Van Nuys Facility’s Backers Confront Critics : Hearing on Airport Spirited
More than 300 people turned out Tuesday night for a public hearing on the Van Nuys Airport held by a City Council committee, at which homeowners’ groups criticized the airport as a noisy and dangerous nuisance and airport supporters defended it as an economic asset with a glowing safety record.
Both factions, about equal in numbers, occasionally jeered, groaned or laughed at speakers from the other side.
“The San Fernando Valley is plagued by an enormous number of overflights,” complained Gerald Silver, head of Homeowners of Encino, a longtime critic of the airfield.
Petition Offered
Silver’s group, along with representatives of Ban Airport Noise, presented the committee with a petition calling for drastic controls on growth and flight operations at the airport. Silver, who said the petition had been signed by about 3,500 people, dramatically unrolled the glued-together sheets in a scroll 200 feet long.
About half of those attending the hearing wore stick-on yellow paper wings identifying them as supporters of the airport. The wings were distributed at the door by representatives of the Van Nuys Airport Assn., an organization of airport-based businesses and pilots.

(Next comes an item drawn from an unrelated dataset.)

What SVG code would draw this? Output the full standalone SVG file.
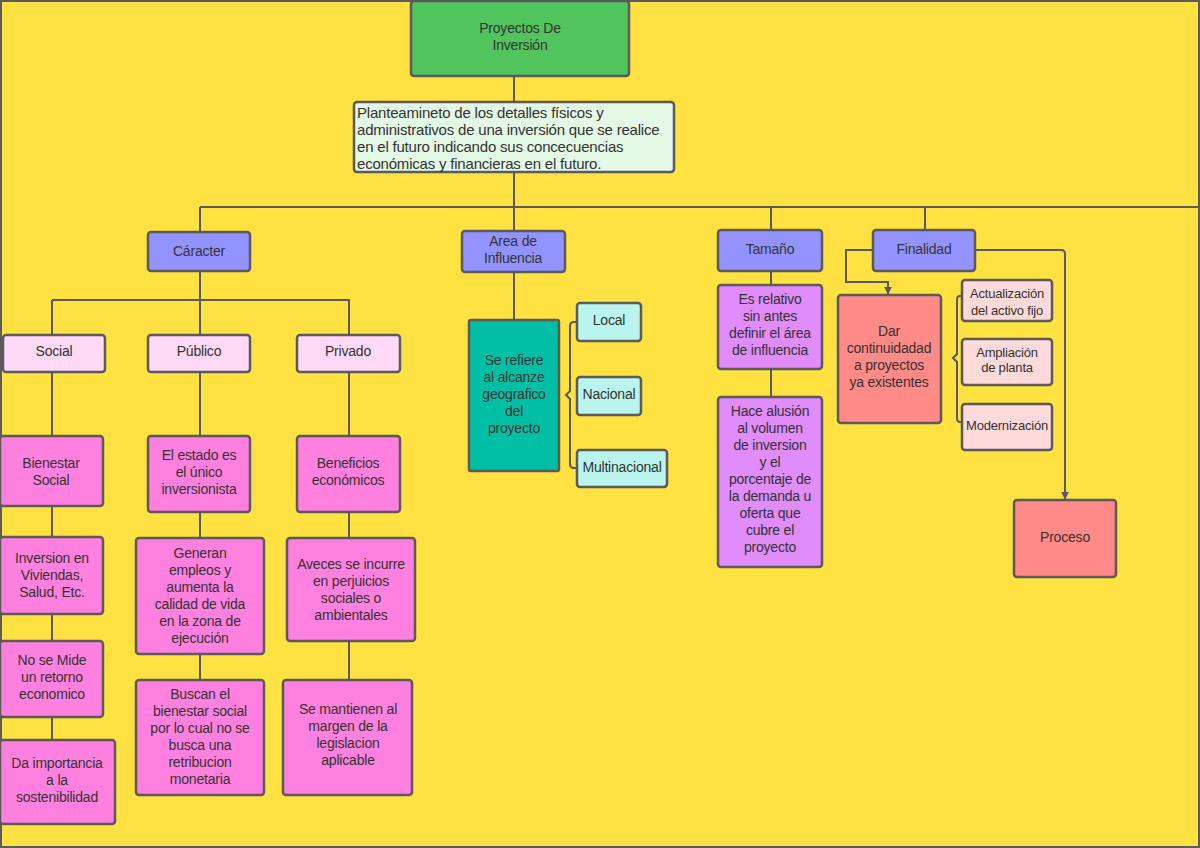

Dean Cooper, air traffic manager at the airport for the Federal Aviation Administration, replied to homeowners, who said they fear air crashes, especially since a twin-engine plane crashed March 6 after having engine trouble while on a landing approach. The plane destroyed a house in a neighborhood north of the airport, killing the pilot.
Accidents Listed
Cooper said that, since the beginning of 1981, there has been one in-flight collision between planes, two serious crashes and three accidents in which disabled planes had to land on a street, a schoolyard and a cornfield. The accidents killed five people, all occupants of the planes, he said.
In the same time period, he said, the airfield, “the third-busiest airport in the whole world,” had more than 2.25 million landings and takeoffs. The accident rate, he said “is so insignificant I challenge anyone in the room” to compare the statistics with those of other forms of transportation, such as cars, trucks and buses.
The hearing into citizen complaints about the airport, held by the City Council’s Industry and Economic Development Committee, was chaired by Councilwoman Joan Milke Flores. Also hearing the public testimony were mayoral candidate Councilman John Ferarro and Councilman Ernani Bernardi.
Also present were officials of the Van Nuys Airport and the City Department of Airports, which operates the airport under the direction of the Board of Airport Commissioners, appointed by the mayor.
Actress E.J. Peaker, representing Homeowners of Encino, asked the council members to ban “touch and go” and other training type flights on weekends and holidays, among other things.
She also asked the committee to replace the current limited night curfew with an absolute ban on all but emergency flights between 8 p.m. and 8 a.m., to ban some aircraft altogether as too noisy and ban all helicopter and jet training flights.